Maia Ervin is creating safe spaces for young artists to brainstorm
Maia Ervin’s mission is to create safe spaces for young Black artists to meet, brainstorm and celebrate their art and voices, in hopes she can inspire others her age to fight for their beliefs.
“Words to me are super important,” she told In The Know. “When people think of activists, people think of protests and they think of signing petitions and all those things are great — but for me, my voice has been the biggest thing that has helped me make change.”
The 24-year-old, Queens-born activist serves as Chief of Staff for a youth brand marketing consulting agency called JUV Consulting, which was founded in 2016 to “bring awareness to brands about how they’re portraying certain communities.”
“A lot of the people that work at JUV are activists themselves,” she said. “Being around those people that share the same motivation and share the same drive to make change in the world is super empowering.”
Ervin explained that after moving to a predominantly white Pennsylvania suburb from New York following the loss of her stepdad to gun violence, she began experiencing a lot of “microaggressions” at the hands of her peers.
“Backhanded compliments, like, ‘You’re pretty for a Black girl,'” she described. “I knew it felt wrong, like, this is a compliment, but it feels kind of off. But I didn’t really have the language or the knowledge to be like, ‘Hey, this is wrong.'”
Amid her struggles with social injustice, Ervin enrolled at Washington & Jefferson College, about 30 miles south of Pittsburgh, where a racially motivated incident — in which her senior government president posted a culturally inappropriate Snapchat — prompted her to speak out.
Ervin was spurred to write about the Snapchat incident in a 2017 Public Source article after she found herself questioning how the school could “push” for students to “feel at home” on a campus where “a good portion of students feel uncomfortable and unwelcome and othered.”
The activist wrote at the time that “these types of situations” were so frequent on her predominantly white campus that she initially “felt nothing” upon receiving the Snapchat.
Her article ended up going viral and being read across campus — and her words apparently resonated with others.

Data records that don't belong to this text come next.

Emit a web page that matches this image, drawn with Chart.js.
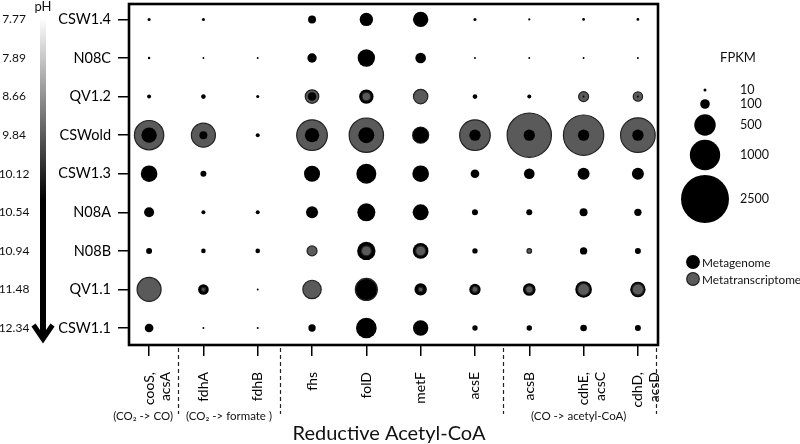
<!DOCTYPE html>
<html><head><meta charset="utf-8">
<script src="https://cdn.jsdelivr.net/npm/chart.js@4.4.0/dist/chart.umd.min.js"></script>
<style>html,body{margin:0;padding:0;background:#fff;}#wrap{width:800px;height:444px;}</style>
</head><body><div id="wrap"><canvas id="c" width="800" height="444"></canvas></div>
<script>
// ---- data ----
const genes = [["cooS,","acsA"],"fdhA","fdhB","fhs","folD","metF","acsE","acsB",["cdhE,","acsC"],["cdhD,","acsD"]];
const samples = ["CSW1.4","N08C","QV1.2","CSWold","CSW1.3","N08A","N08B","QV1.1","CSW1.1"];
const pHValues = ["7.77","7.89","8.66","9.84","10.12","10.54","10.94","11.48","12.34"];
// FPKM, rows = samples, columns = genes
const metagenome = [
  [10, 10, 0, 69, 194, 256, 10, 5, 8, 8],
  [6, 4, 4, 95, 328, 123, 4, 4, 4, 4],
  [17, 23, 10, 80, 225, 0, 23, 17, 4, 4],
  [256, 69, 17, 225, 278, 265, 139, 139, 139, 139],
  [300, 39, 0, 278, 434, 300, 82, 123, 156, 156],
  [108, 17, 17, 156, 352, 278, 39, 39, 69, 58],
  [39, 23, 23, 0, 367, 265, 31, 0, 58, 39],
  [0, 123, 4, 0, 480, 165, 139, 172, 300, 256],
  [82, 4, 4, 58, 463, 256, 31, 31, 48, 39]
];
const metatranscriptome = [
  [0, 0, 0, 0, 0, 0, 0, 0, 0, 0],
  [0, 0, 0, 0, 0, 0, 0, 0, 0, 0],
  [0, 0, 0, 200, 80, 225, 0, 0, 108, 95],
  [935, 625, 0, 1020, 1280, 280, 1020, 2130, 1767, 1300],
  [0, 0, 0, 0, 0, 0, 0, 0, 0, 0],
  [0, 0, 0, 0, 0, 0, 0, 0, 0, 0],
  [0, 0, 0, 108, 108, 108, 0, 23, 0, 0],
  [625, 17, 0, 367, 525, 23, 39, 58, 156, 139],
  [0, 0, 0, 0, 0, 0, 0, 0, 0, 0]
];
const sizeLegendValues = [10, 100, 500, 1000, 2500];
const seriesNames = ["Metagenome", "Metatranscriptome"];
const groupLabels = [["(CO\u2082 -> CO)", -0.11], ["(CO\u2082 -> formate )", 1.47], ["(CO -> acetyl-CoA)", 7.91]];
const separators = [0.53, 2.41, 6.52, 9.33];

// ---- styling ----
const FONT = 'Lato, "Open Sans", sans-serif';
const BLACK = '#000000', GRAY = '#5a5a5a', GRAY_EDGE = '#222222';
const K = 0.48; // px per sqrt(FPKM)
const rad = v => K * Math.sqrt(v);

// build two layers: the larger circle of each cell behind, the smaller on top
const back = [], front = [];
samples.forEach((s, yi) => genes.forEach((g, xi) => {
  const pts = [];
  const a = metagenome[yi][xi], b = metatranscriptome[yi][xi];
  if (a > 0) pts.push({x: xi, y: yi, r: rad(a), s: 0});
  if (b > 0) pts.push({x: xi, y: yi, r: rad(b), s: 1});
  pts.sort((p, q) => q.r - p.r);
  if (pts[0]) back.push(pts[0]);
  if (pts[1]) front.push(pts[1]);
}));
const fill = ctx => (ctx.raw && ctx.raw.s === 1) ? GRAY : BLACK;
const edge = ctx => (ctx.raw && ctx.raw.s === 1) ? GRAY_EDGE : BLACK;
const bw = ctx => (ctx.raw && ctx.raw.s === 1) ? 1.2 : 0;

const decor = {
  id: 'decor',
  afterDatasetsDraw(chart) {
    const {ctx, chartArea: a} = chart;
    ctx.save();
    ctx.strokeStyle = '#000'; ctx.lineWidth = 2.6;
    ctx.strokeRect(a.left, a.top, a.right - a.left, a.bottom - a.top);
    ctx.restore();
  },
  afterDraw(chart) {
    const {ctx, scales: {x, y}} = chart;
    ctx.save();
    // pH arrow
    const g = ctx.createLinearGradient(0, 18, 0, 200);
    g.addColorStop(0, '#ffffff'); g.addColorStop(1, '#000000');
    ctx.strokeStyle = g; ctx.lineWidth = 6;
    ctx.beginPath(); ctx.moveTo(43, 18); ctx.lineTo(43, 338); ctx.stroke();
    ctx.strokeStyle = '#000'; ctx.lineWidth = 5; ctx.lineJoin = 'miter';
    ctx.beginPath(); ctx.moveTo(33.5, 325); ctx.lineTo(43, 339); ctx.lineTo(52.5, 325); ctx.stroke();
    ctx.fillStyle = '#111'; ctx.textAlign = 'center'; ctx.textBaseline = 'middle';
    ctx.font = '13px ' + FONT;
    ctx.fillText('pH', 43, 7);
    ctx.font = '12px ' + FONT;
    pHValues.forEach((p, i) => ctx.fillText(p, 14, y.getPixelForValue(i)));
    // separators
    ctx.strokeStyle = '#222'; ctx.lineWidth = 1.2; ctx.setLineDash([4, 3]);
    separators.forEach(s => {
      const px = Math.round(x.getPixelForValue(s)) + 0.5;
      ctx.beginPath(); ctx.moveTo(px, 348); ctx.lineTo(px, 414); ctx.stroke();
    });
    ctx.setLineDash([]);
    // group labels
    ctx.fillStyle = '#111'; ctx.font = '11.5px ' + FONT;
    groupLabels.forEach(([t, pos]) => ctx.fillText(t, x.getPixelForValue(pos), 416));
    // axis title
    ctx.font = '20px ' + FONT;
    ctx.fillText('Reductive Acetyl-CoA', 389, 434);
    // size legend
    ctx.font = '13px ' + FONT;
    ctx.fillText('FPKM', 738, 58);
    const ys = [90, 104, 125, 155, 199];
    ctx.textAlign = 'left'; ctx.font = '12.5px ' + FONT;
    sizeLegendValues.forEach((v, i) => {
      ctx.fillStyle = '#000';
      ctx.beginPath(); ctx.arc(705, ys[i], rad(v), 0, Math.PI * 2); ctx.fill();
      ctx.fillStyle = '#111';
      ctx.fillText(String(v), 740, ys[i]);
    });
    // series legend
    [[262, BLACK, BLACK], [279, GRAY, GRAY_EDGE]].forEach(([yy, f, e], i) => {
      ctx.fillStyle = f; ctx.strokeStyle = e; ctx.lineWidth = 1.2;
      ctx.beginPath(); ctx.arc(693, yy, 6.3, 0, Math.PI * 2); ctx.fill(); ctx.stroke();
      ctx.fillStyle = '#111'; ctx.font = '11.8px ' + FONT;
      ctx.fillText(seriesNames[i], 702, yy + 1);
    });
    ctx.restore();
  }
};

new Chart(document.getElementById('c'), {
  type: 'bubble',
  data: {
    datasets: [
      {label: 'front', data: front, order: 0, backgroundColor: fill, borderColor: edge, borderWidth: bw},
      {label: 'back', data: back, order: 1, backgroundColor: fill, borderColor: edge, borderWidth: bw}
    ]
  },
  options: {
    responsive: false, animation: false, devicePixelRatio: 1, events: [],
    layout: {autoPadding: false, padding: {left: 0, right: 142, top: 4, bottom: 0}},
    plugins: {legend: {display: false}, tooltip: {enabled: false}},
    scales: {
      x: {
        type: 'linear', min: -0.37, max: 9.37,
        afterBuildTicks: ax => { ax.ticks = genes.map((g, i) => ({value: i})); },
        afterFit: ax => { ax.height = 99; ax.paddingLeft = 0; ax.paddingRight = 0; },
        border: {display: false},
        grid: {drawOnChartArea: false, drawTicks: true, tickLength: 11, color: '#000', lineWidth: 1.5},
        ticks: {
          callback: v => genes[v], autoSkip: false, minRotation: 90, maxRotation: 90,
          padding: 16, color: '#000', font: {family: FONT, size: 14, lineHeight: 1.2}
        }
      },
      y: {
        type: 'linear', reverse: true, min: -0.4, max: 8.44,
        afterBuildTicks: ax => { ax.ticks = samples.map((s, i) => ({value: i})); },
        afterFit: ax => { ax.width = 129; ax.paddingTop = 0; ax.paddingBottom = 0; },
        border: {display: false},
        grid: {drawOnChartArea: false, drawTicks: true, tickLength: 11, color: '#000', lineWidth: 1.5},
        ticks: {callback: v => samples[v], padding: 7, color: '#000', font: {family: FONT, size: 14.5}}
      }
    }
  },
  plugins: [decor]
});
</script></body></html>
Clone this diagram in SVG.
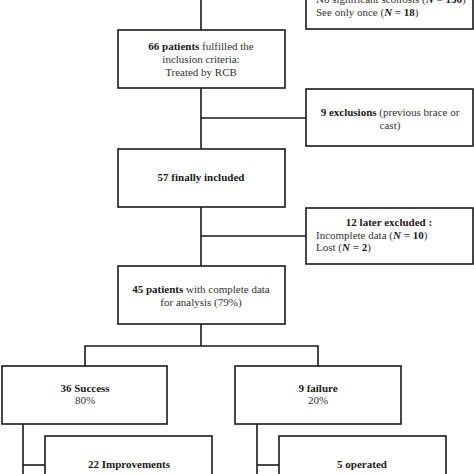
<svg xmlns="http://www.w3.org/2000/svg" width="474" height="474" viewBox="0 0 474 474">
<style>
.box{fill:#fff;stroke:#1a1a1a;stroke-width:1.6}
.ln{stroke:#1a1a1a;stroke-width:1.6;fill:none}
text{font-family:"Liberation Serif","DejaVu Serif",serif;font-size:11px;fill:#333}
.c{text-anchor:middle}
.b{font-weight:bold;fill:#1a1a1a}
</style>
<rect width="474" height="474" fill="#fff"/>
<g id="connectors">
<line class="ln" x1="201" y1="0" x2="201" y2="30"/>
<line class="ln" x1="201" y1="88" x2="201" y2="149"/>
<line class="ln" x1="201" y1="118" x2="306" y2="118"/>
<line class="ln" x1="201" y1="207" x2="201" y2="266"/>
<line class="ln" x1="201" y1="236" x2="306" y2="236"/>
<line class="ln" x1="201" y1="324" x2="201" y2="346"/>
<polyline class="ln" points="85,366 85,346 318,346 318,366"/>
<line class="ln" x1="23" y1="424" x2="23" y2="474"/>
<line class="ln" x1="23" y1="465" x2="45" y2="465"/>
<line class="ln" x1="257" y1="424" x2="257" y2="474"/>
<line class="ln" x1="257" y1="465" x2="279" y2="465"/>
</g>
<g id="excluded-top">
<rect class="box" x="306" y="-20" width="167" height="49"/>
<text x="316" y="3">No significant scoliosis (<tspan font-style="italic" class="b">N</tspan> <tspan class="b">= 156</tspan>)</text>
<text x="316" y="16">See only once (<tspan font-style="italic" class="b">N</tspan> <tspan class="b">= 18</tspan>)</text>
</g>
<g id="n66">
<rect class="box" x="118" y="30" width="167" height="58"/>
<text class="c" x="201" y="50"><tspan class="b">66 patients</tspan> fulfilled the</text>
<text class="c" x="201" y="63">inclusion criteria:</text>
<text class="c" x="201" y="76">Treated by RCB</text>
</g>
<g id="excl9">
<rect class="box" x="306" y="89" width="167" height="57"/>
<text class="c" x="390" y="116"><tspan class="b">9 exclusions</tspan> (previous brace or</text>
<text class="c" x="390" y="129">cast)</text>
</g>
<g id="n57">
<rect class="box" x="118" y="149" width="167" height="58"/>
<text class="c b" x="201" y="181">57 finally included</text>
</g>
<g id="excl12">
<rect class="box" x="306" y="208" width="167" height="56"/>
<text class="c b" x="389" y="226">12 later excluded :</text>
<text x="316" y="239">Incomplete data (<tspan font-style="italic" class="b">N</tspan> <tspan class="b">= 10</tspan>)</text>
<text x="316" y="251">Lost (<tspan font-style="italic" class="b">N</tspan> <tspan class="b">= 2</tspan>)</text>
</g>
<g id="n45">
<rect class="box" x="118" y="266" width="167" height="58"/>
<text class="c" x="201" y="293"><tspan class="b">45 patients</tspan> with complete data</text>
<text class="c" x="201" y="306">for analysis (79%)</text>
</g>
<g id="success">
<rect class="box" x="2" y="366" width="165" height="58"/>
<text class="c b" x="85" y="392">36 Success</text>
<text class="c" x="85" y="404" fill="#555">80%</text>
</g>
<g id="failure">
<rect class="box" x="235" y="366" width="166" height="58"/>
<text class="c b" x="318" y="392">9 failure</text>
<text class="c" x="318" y="404">20%</text>
</g>
<g id="improvements">
<rect class="box" x="45" y="436" width="167" height="60"/>
<text class="c b" x="129" y="468">22 Improvements</text>
</g>
<g id="operated">
<rect class="box" x="279" y="436" width="167" height="60"/>
<text class="c b" x="362" y="468">5 operated</text>
</g>
</svg>
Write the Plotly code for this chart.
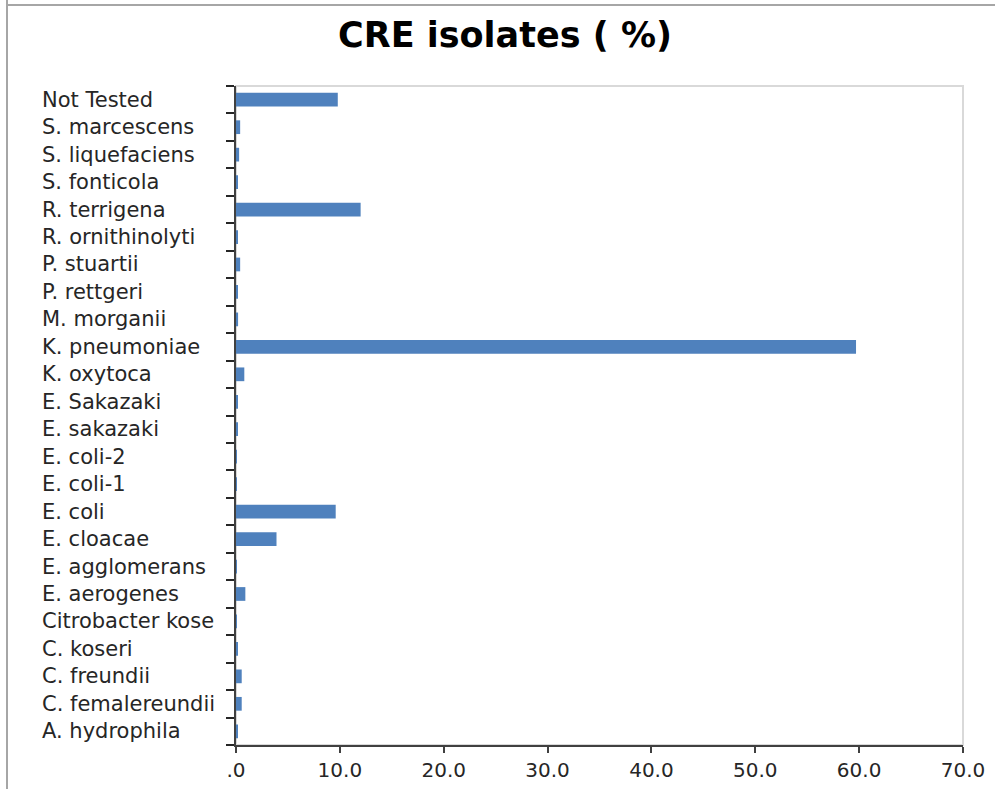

“I had a lot of Black alumni from my school reach out and was like, ‘Keep fighting,'” Ervin recalled. “I had trans people connect with me, which was wild to me because I never thought I could reach a different community in that way. Once I saw the amount of people that actually read it, that actually talked about it, I realized that my voice can bring awareness to issues that I care about.”
Ervin was involved with Cafe Open Mic at the time as a social media manager. The welcoming and “open-arms” group for creatives helped push her out of her comfort zone to write her successful article.
“I wouldn’t have been able to go semi-viral if I didn’t have people in my corner pushing me to write that article,” she recalled.
Ervin ultimately says through her words, her writings and her podcast — where she shares personal experiences and discusses issues like body shaming, LGBTQ+ rights and gun violence — she hopes to pay it forward and inspire other young creatives to challenge the status quo.
“It doesn’t have to be speaking out all the time,” she said. “It can be simple actions. I want to see people empowered to fight for issues that they believe in.”
“Every generation’s youth fought to make change. I don’t want to take that away from other generations,” she continued. “The difference with Gen Z is that it’s not about bringing a seat up to the table — it’s about flipping the damn table. If structures aren’t working for us, we’re not going to do it. We’re going to find something else, where everybody can properly have a seat.”